Judge Sterling Johnson ruled on Tuesday that prosecutors will not be able to present documents allegedly linking Shaikh Muhammad Ali al-Muayyad to suspected al-Qaida members in Afghanistan and Croatia.
The case of al-Muayyad and his Yemeni assistant Muhammad Zayid - who are charged in federal court in Brooklyn with supporting al-Qaida and the Palestinian resistance group Hamas - is to begin on Thursday.
If convicted, the 56-year-old al-Muayyad could face more than 60 years in prison.

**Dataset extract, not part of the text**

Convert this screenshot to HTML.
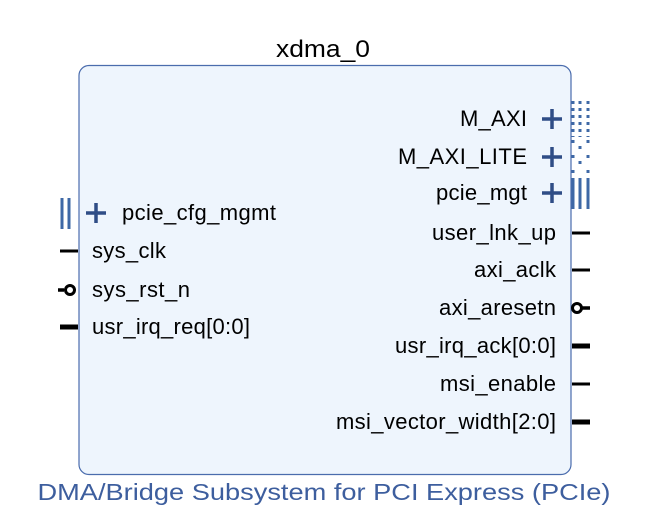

Zayid, 31, could also face more than 30 years.
The government had hoped to prove al-Muayyad's ties to al-Qaida leader Usama bin Ladin with address books containing his name and phone number, which were confiscated from suspected al-Qaida fighters being expelled from the former Yugoslavia.
The government also planned to introduce an admission form for an al-Qaida Afghan training camp that used al-Muayyad as a reference.
But the judge called the Croatian evidence "so remote, I am going to preclude the government from using it".
"[The evidence is] so remote, I am going to preclude the government from using it"
Judge Sterling Johnson
He went on to exclude the Afghan evidence, apparently agreeing with a defence argument that the presence of al-Muayyad's name on the form was not sufficient proof of wrongdoing.
"We don't know who put this name in," the judge said.
He also ruled a videotape showing al-Muayyad with a high-ranking Hamas official on the day of an Israeli bombing could not be introduced without the testimony of Muhammad al-Anasi, an FBI informant who recorded it.
The al-Qaida charge was first undermined in November 2004, when al-Anasi, the government's main informant, set himself on fire in front of the White House in a protest against what he called government mistreatment.
Al-Muayyad and Zayid were arrested two years ago in Frankfurt, Germany, after they were recorded discussing a $2.5 million transfer.
Defence attorneys have said the pair were interested only in getting the money to Islamic charities.